Geoengineering a solution to volcano-induced atmospheric cooling – Experts respond

A rather unorthodox geoengineering study has examined the potential for greenhouse gases to play a positive role in humanity’s future… if  a giant volcanic ash cloud created a global winter by blocking out the sun.

ruapehu eruptingThe paper, published in the journal Geophysical Research Letters, examined the potential for short-lived greenhouse gases to be used to counteract the effect of future volcanic eruptions cooling the Earth by creating sunlight-deflecting clouds of ash. The authors looked at the possible effects on a regional and larger scale, and also at practical, financial and ethical questions.

You can read more about the research on the Guardian website.

Our colleagues at the UK SMC collected the following expert commentary. Feel free to use these quotes in your reporting. If you would like to contact a New Zealand expert, please contact the SMC (04 499 5476; smc@sciencemediacentre.co.nz).

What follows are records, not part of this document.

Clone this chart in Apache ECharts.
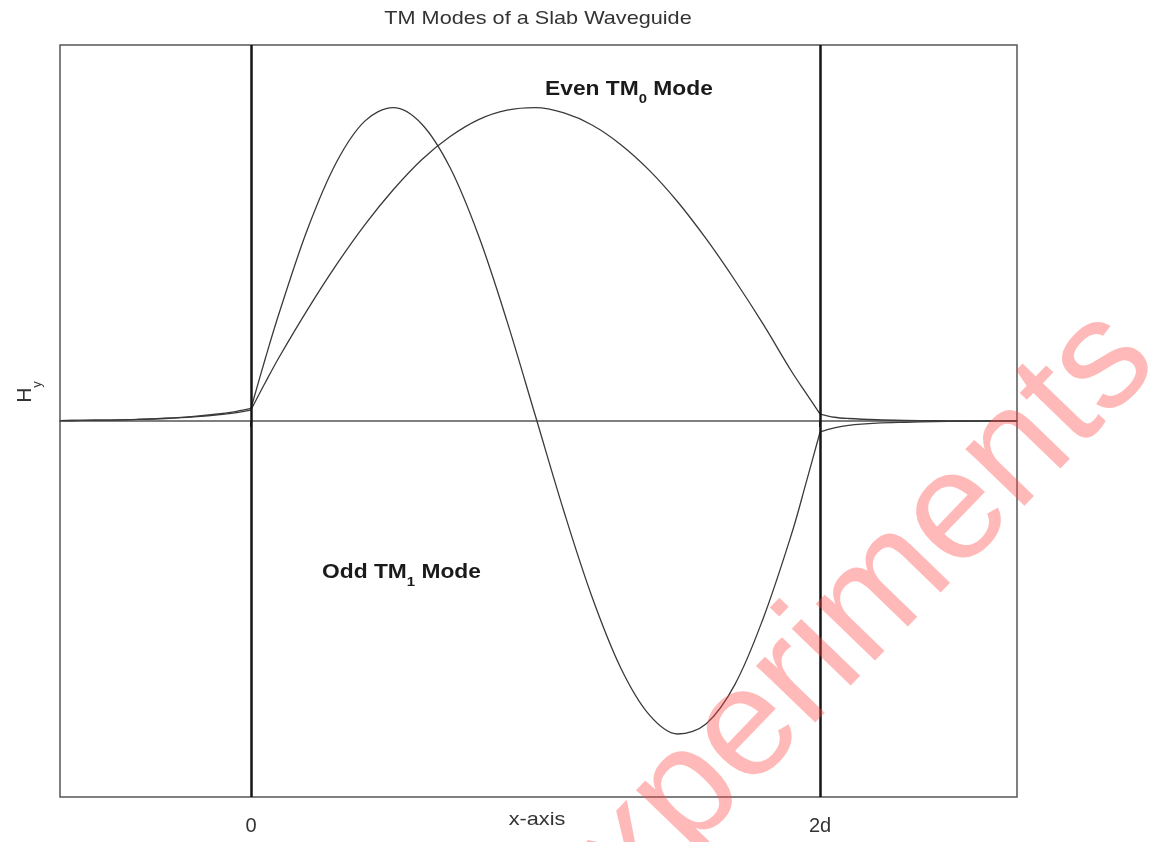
<!DOCTYPE html>
<html>
<head>
<meta charset="utf-8">
<script src="https://cdn.jsdelivr.net/npm/echarts@6/dist/echarts.min.js"></script>
<style>
  html, body { margin: 0; padding: 0; background: #ffffff; }
  #chart { width: 1152px; height: 842px; }
</style>
</head>
<body>
<div id="chart"></div>
<script>
// Positions across the slab are in units of d (core spans 0 .. 2d)
const xCore = [0, 0.05, 0.1, 0.2, 0.3, 0.4, 0.5, 0.6, 0.7, 0.8, 0.9, 1.0,
               1.1, 1.2, 1.3, 1.4, 1.5, 1.6, 1.7, 1.8, 1.9, 1.95, 2.0];
const evenCore = [0.035, 0.122, 0.205, 0.357, 0.498, 0.626, 0.738, 0.834, 0.908, 0.962, 0.992, 1.0,
                  0.983, 0.944, 0.882, 0.800, 0.699, 0.581, 0.450, 0.309, 0.158, 0.09, 0.022];
const oddCore = [0.04, 0.198, 0.347, 0.615, 0.825, 0.957, 1.0, 0.948, 0.808, 0.591, 0.318, 0.015,
                 -0.289, -0.565, -0.789, -0.938, -0.999, -0.966, -0.842, -0.63, -0.36, -0.2, -0.035];

// Evanescent tails in the cladding
const xLeft = [-0.671, -0.6, -0.5, -0.4, -0.3, -0.2, -0.1, -0.05, 0];
const evenLeft = [0.001, 0.002, 0.003, 0.005, 0.008, 0.013, 0.021, 0.027, 0.035];
const oddLeft = [0.001, 0.002, 0.003, 0.005, 0.009, 0.015, 0.024, 0.031, 0.04];

const xRight = [2.0, 2.05, 2.1, 2.2, 2.3, 2.4, 2.5, 2.692];
const evenRight = [0.022, 0.012, 0.008, 0.004, 0.002, 0.001, 0.0005, 0];
const oddRight = [-0.035, -0.022, -0.014, -0.007, -0.004, -0.002, -0.001, 0];

// Slab boundaries and their tick labels
const boundaries = [0, 2];
const boundaryLabels = ['0', '2d'];

const FONT = '"Liberation Sans", Arial, sans-serif';
const CURVE = '#3a3a3a';
const WIDE = 1.14; // horizontal stretch of the lettering

function pairs(xs, ys) {
  return xs.map((x, i) => [x, ys[i]]);
}

function curve(name, xs, ys, extra) {
  return Object.assign({
    name: name,
    type: 'line',
    data: pairs(xs, ys),
    smooth: 0.35,
    showSymbol: false,
    silent: true,
    lineStyle: { color: CURVE, width: 1.3 },
    z: 3
  }, extra || {});
}

function label(x, y, text, size, extra) {
  return Object.assign({
    type: 'text', x: x, y: y, scaleX: WIDE, z: 10,
    style: {
      text: text, fontFamily: FONT, fontSize: size, fill: '#333333',
      textAlign: 'center', textVerticalAlign: 'middle'
    }
  }, extra || {});
}

function modeLabel(x, y, main, sub) {
  return {
    type: 'text', x: x, y: y, scaleX: WIDE, z: 10,
    style: {
      text: '{m|' + main + '}{s|' + sub + '}{m| Mode}',
      textAlign: 'left', textVerticalAlign: 'middle',
      rich: {
        m: { fontFamily: FONT, fontWeight: 'bold', fontSize: 20, fill: '#1a1a1a', lineHeight: 34 },
        s: { fontFamily: FONT, fontWeight: 'bold', fontSize: 13, fill: '#1a1a1a', lineHeight: 13, verticalAlign: 'bottom' }
      }
    }
  };
}

const chart = echarts.init(document.getElementById('chart'), null, { renderer: 'canvas' });

chart.setOption({
  animation: false,
  backgroundColor: '#ffffff',
  grid: {
    left: 60, right: 135, top: 45, bottom: 45,
    outerBoundsMode: 'none',
    show: true, borderColor: '#555555', borderWidth: 1.5, backgroundColor: 'transparent'
  },
  xAxis: {
    type: 'value',
    min: -0.671, max: 2.692,
    axisLine: { show: true, lineStyle: { color: '#555555', width: 1.5 } },
    axisTick: {
      show: true, length: 6, inside: false,
      customValues: boundaries,
      lineStyle: { color: '#222222', width: 2 }
    },
    axisLabel: {
      show: true, margin: 19,
      customValues: boundaries,
      formatter: v => boundaryLabels[boundaries.indexOf(v)],
      fontFamily: FONT, fontSize: 20, color: '#333333'
    },
    splitLine: { show: false }
  },
  yAxis: {
    type: 'value',
    min: -1.2, max: 1.2,
    axisLine: { show: false },
    axisTick: { show: false },
    axisLabel: { show: false },
    splitLine: { show: false }
  },
  series: [
    curve('Even TM0 left', xLeft, evenLeft),
    curve('Even TM0', xCore, evenCore, {
      markLine: {
        silent: true,
        symbol: ['none', 'none'],
        label: { show: false },
        lineStyle: { color: '#151515', width: 2.5, type: 'solid' },
        data: boundaries.map(b => ({ xAxis: b }))
      }
    }),
    curve('Even TM0 right', xRight, evenRight),
    curve('Odd TM1 left', xLeft, oddLeft),
    curve('Odd TM1', xCore, oddCore),
    curve('Odd TM1 right', xRight, oddRight)
  ],
  graphic: [
    label(538, 19, 'TM Modes of a Slab Waveguide', 19),
    label(537, 820, 'x-axis', 19),
    {
      type: 'text', x: 25, y: 392, rotation: Math.PI / 2, z: 10,
      style: {
        text: '{h|H}{s|y}',
        textAlign: 'center', textVerticalAlign: 'middle',
        rich: {
          h: { fontFamily: FONT, fontSize: 21, fill: '#333333', lineHeight: 38 },
          s: { fontFamily: FONT, fontSize: 13, fill: '#333333', lineHeight: 12, verticalAlign: 'bottom' }
        }
      }
    },
    modeLabel(545, 89, 'Even TM', '0'),
    modeLabel(322, 572, 'Odd TM', '1'),
    {
      type: 'text', x: 1130, y: 335, rotation: 46 * Math.PI / 180, z: 20, silent: true,
      style: {
        text: 'Experiments',
        fontFamily: FONT, fontSize: 155, fill: 'rgba(255, 70, 70, 0.38)',
        textAlign: 'right', textVerticalAlign: 'middle'
      }
    }
  ]
});
</script>
</body>
</html>
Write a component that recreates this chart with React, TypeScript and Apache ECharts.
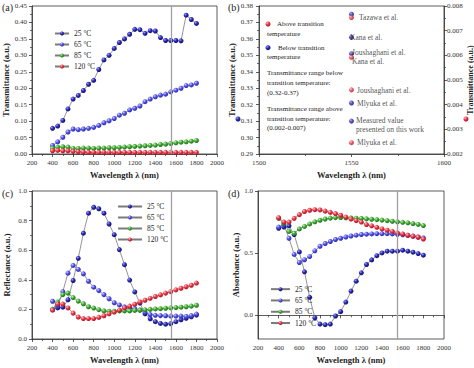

Prof John Shepherd, Professorial Research Fellow in Earth System Science, University of Southampton, comments:

“This is a very interesting paper that extends the debate over the possibility of climate engineering in a new way. The scientific results are not very surprising, but the mature and reasoned discussion of the wider financial, practical and ethical issues is commendable. The possibility of deliberate intervention to “engineer” our climate is undoubtedly scary, but climate change causes problems for both people and ecosystems, especially if it is large and rapid, whether it is warming or cooling. It is sensible and responsible to consider whether, and if so how, we could moderate such changes, and to think through the benefits, costs and risks of doing so, before we attempt to reach any decisions about whether or not such actions should ever be considered. We need to be prepared, so far as possible, and explorations like this are desirable, even if some people find them distasteful.”

Dr Matt Watson, Reader in Natural Hazards at the University of Bristol, comments:

“This paper describes another flavour of climate engineering – the deliberate intervention into the climate system on a large scale. Here, the authors have modelled ‘reverse engineering’ to counter the effects of a large volcanic eruption (approximately three times the radiative forcing of Pinatubo, 1991) using short-lived greenhouse gases.

“It is an interesting idea, with an appropriate level of careful caveats, and probably worthy of further investigation, not least because it broadens the debate on climate engineering to countering natural, as opposed to anthropogenic threat. However, as climate forcing does not necessarily scale linearly with erupted volume and is also a complex function of magma composition, season, latitude, and eruptive style it seems unlikely to me that an eruption of this magnitude of forcing would occur more than once every few hundred years.

“As with standard climate engineering, it is better to conduct the research before it is needed and, as the authors clearly state, should be focused upon from multiple viewpoints.”

Prof Piers Forster, Professor of Climate Change at the University of Leeds, comments:

“This is a great paper as it changes the perspective on geoengineering and as such reminds us what a ridiculous idea trying some technological fix to counter CO2 could be. The authors struggled to find a short-lived gas to counteract the temporary cooling caused by a large volcanic eruption – think how much harder it will be for society to try and find ways of countering the long lived effects of CO2.”

Prof Peter Cox, Professor of Climate System Dynamics at the University of Exeter, comments:

“This is an interesting left-field study suggesting that the cooling effects of a large volcano could be counteracted by deliberately injecting short-lived greenhouse gases into the atmosphere. Unfortunately this wouldn’t help with the major impact of large volcanoes on ecosystems which is changes in sunlight.”